Matheson's Special Report on Surnames in Ireland. This statistical report
is based on the births registered in Ireland during the year 1890. As
the former Chief Herald of Ireland, Donal Begley, pointed out "Its
value lies in the fact that it provides authorative information as to
the numerical strength and distribution of family names throughout the
country" (Irish Genealogy: A Record Finder, Heraldic Artists Ltd).
In recognising the usefulness of this data in helping to focus a search,
it should be noted that it provides a snapshot of Irish surname distribution
in the late 19th century after Ireland had experienced significant population
change caused by factors such as the Great Famine, emigration, rural
to urban migration etc. As such, one might expect differences between
this data and the distribution of surnames in Ireland in the first half
of the 19th century. A further limitation is the fact that it includes
only surnames having five or more birth entries thus excluding some
of the rarer Irish family names.
Subsidy rolls, 1662-6
Subsidy rolls list the nobility, clergy
and laity who paid a grant in aid to the crown. The surviving lists
are made up of those of means in the community who were subject to the
payment of subsidies, which then formed the government's main method
of direct taxation. They include the amount paid and the status of the
person.

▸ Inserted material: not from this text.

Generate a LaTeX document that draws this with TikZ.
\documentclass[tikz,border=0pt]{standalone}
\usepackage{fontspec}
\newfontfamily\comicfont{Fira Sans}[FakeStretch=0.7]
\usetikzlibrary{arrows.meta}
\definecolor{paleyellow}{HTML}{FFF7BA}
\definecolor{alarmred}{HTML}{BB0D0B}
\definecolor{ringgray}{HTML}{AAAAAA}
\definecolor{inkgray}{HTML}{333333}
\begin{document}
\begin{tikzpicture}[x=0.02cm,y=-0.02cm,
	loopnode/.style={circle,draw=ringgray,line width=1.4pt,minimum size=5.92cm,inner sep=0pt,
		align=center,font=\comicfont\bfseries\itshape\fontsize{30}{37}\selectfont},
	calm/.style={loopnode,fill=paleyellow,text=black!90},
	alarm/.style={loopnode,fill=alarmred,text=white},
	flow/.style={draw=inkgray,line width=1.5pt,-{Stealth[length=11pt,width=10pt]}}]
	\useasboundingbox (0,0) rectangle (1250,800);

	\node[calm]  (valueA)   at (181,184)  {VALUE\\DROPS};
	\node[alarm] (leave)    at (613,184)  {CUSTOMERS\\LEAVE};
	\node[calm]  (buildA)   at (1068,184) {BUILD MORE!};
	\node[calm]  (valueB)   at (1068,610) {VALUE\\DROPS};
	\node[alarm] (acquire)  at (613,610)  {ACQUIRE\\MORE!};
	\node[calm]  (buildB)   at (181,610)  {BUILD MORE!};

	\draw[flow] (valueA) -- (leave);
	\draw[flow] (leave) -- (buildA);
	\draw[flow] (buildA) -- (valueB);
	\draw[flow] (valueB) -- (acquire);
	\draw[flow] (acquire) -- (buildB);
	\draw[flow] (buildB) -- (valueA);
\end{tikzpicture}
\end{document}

Because they include only the wealthier members of society,
they are less useful than hearth money rolls.
A muster roll was a list of able-bodied
men who were capable of military service. They were armed at their own
expense. Several muster rolls survive for Ulster counties from the early
seventeenth century. They are usually arranged by estate and consist
in the main of a list of names with perhaps the weapons, if any, possessed.

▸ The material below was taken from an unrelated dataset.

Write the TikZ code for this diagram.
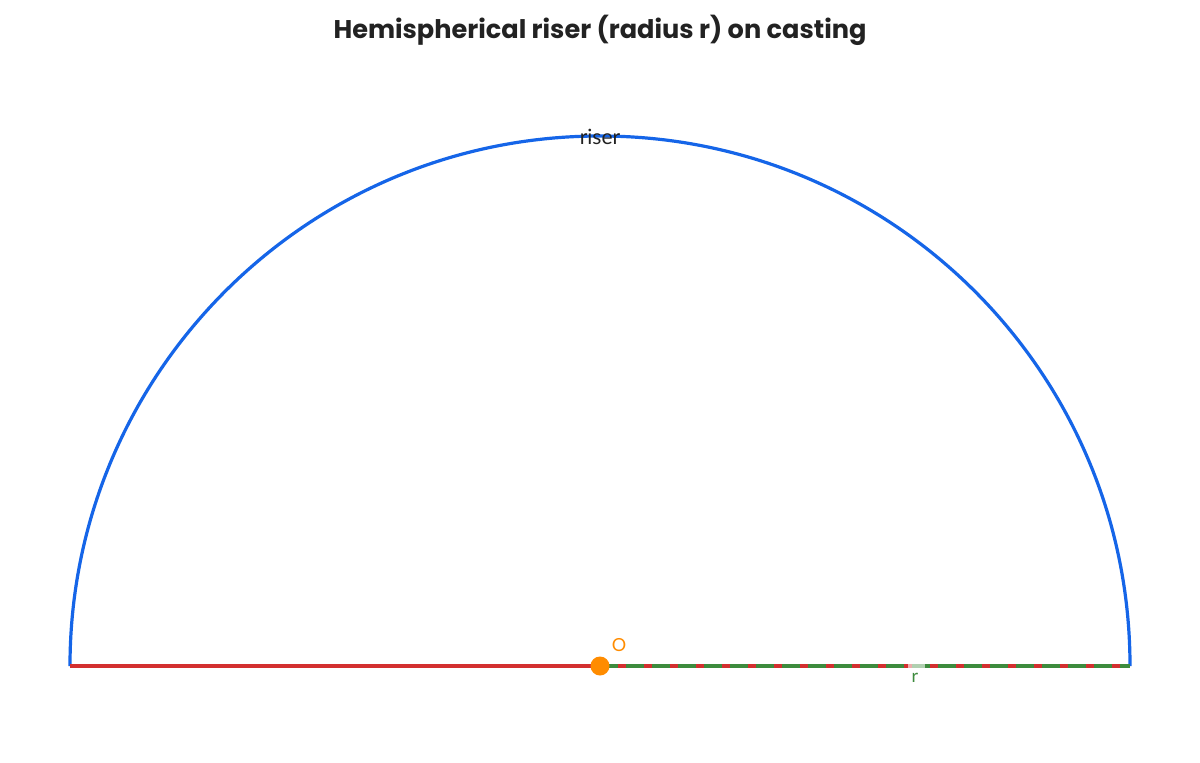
\documentclass[tikz,border=0pt]{standalone}
\usepackage{fontspec}
\setmainfont{Lato}
\newfontfamily\titlefont{Poppins}
\definecolor{rblue}{HTML}{1565E8}
\definecolor{rred}{HTML}{D32F2F}
\definecolor{rgreen}{HTML}{3D8B3D}
\definecolor{rorange}{HTML}{FF8C00}
\definecolor{rtext}{HTML}{222222}
\begin{document}
\begin{tikzpicture}[x=1pt,y=-1pt,
  arcline/.style={draw=rblue,line width=3.2pt},
  baseline/.style={draw=rred,line width=4.2pt},
  radline/.style={draw=rgreen,line width=4.2pt,dash pattern=on 18pt off 8pt},
  lbl/.style={font=\fontsize{18}{20}\selectfont,inner sep=0pt}]
\useasboundingbox[fill=white] (0,0) rectangle (1200,763);
\coordinate (L) at (70,666);
\coordinate (R) at (1130,666);
\coordinate (O) at (600,666);
\draw[arcline] (L) arc[start angle=180,end angle=360,radius=530];
\draw[baseline] (L) -- (R);
\draw[radline] (O) -- (R);
\fill[white,opacity=0.6] (908,663) rectangle (925,669);
\fill[rorange] (O) circle[radius=9.5];
\node[lbl,text=rtext] (title) at (600,30) {\titlefont\fontsize{25.6}{30}\selectfont\bfseries Hemispherical riser (radius r) on casting};
\node[lbl,text=rtext,font=\fontsize{21}{24}\selectfont] (riser) at (600,137) {riser};
\node[lbl,text=rorange] (Olab) at (619,645) {O};
\node[lbl,text=rgreen] (rlab) at (915,678) {r};
\end{tikzpicture}
\end{document}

'census of Protestant householders', 1740
What has generally been termed a 'census
of Protestant householders' was compiled in 1740. The returns were
made by the collectors of the hearth money and it has, therefore, been
suggested that this 'census' is actually a hearth money roll and
for some areas includes Catholics as well. It is no more than a list
of names arranged by county, barony and parish and, reflecting its supervision
by the inspector responsible for collecting hearth money, it is occasionally
divided into 'walks'. Some parishes are also divided into townlands.
The original records of this survey were destroyed in Dublin in 1922,
but a volume containing transcripts of the original returns is available
in the Public Search Room of PRONI.
Fighters of Derry in 1689
For information on those who were involved
in the siege of Derry in 1689 and events during the Williamite War in
general, the best single source is W.R. Young, Fighters of Derry:
Their Deeds and Descendents, Being a Chronicle of Events in Ireland
During the Revolutionary Period, 1688-91 (London, 1932). Young compiled
biographical sketches for hundreds of those who took part in the conflict,
both Jacobites and Williamites. This book contains a fascinating overview
of Irish society in the late 17th century, particularly the settler
community in northwest Ulster. This database contains the index to this
volume, displaying the page number reference for each record.
Scottish Settlers in Ulster
The Reverend David Stewart, a Presbyterian
minister and a very active local historian, extracted the names of about
1,000 Scots who were recorded as having been granted denization and
naturalisation from the printed calendars.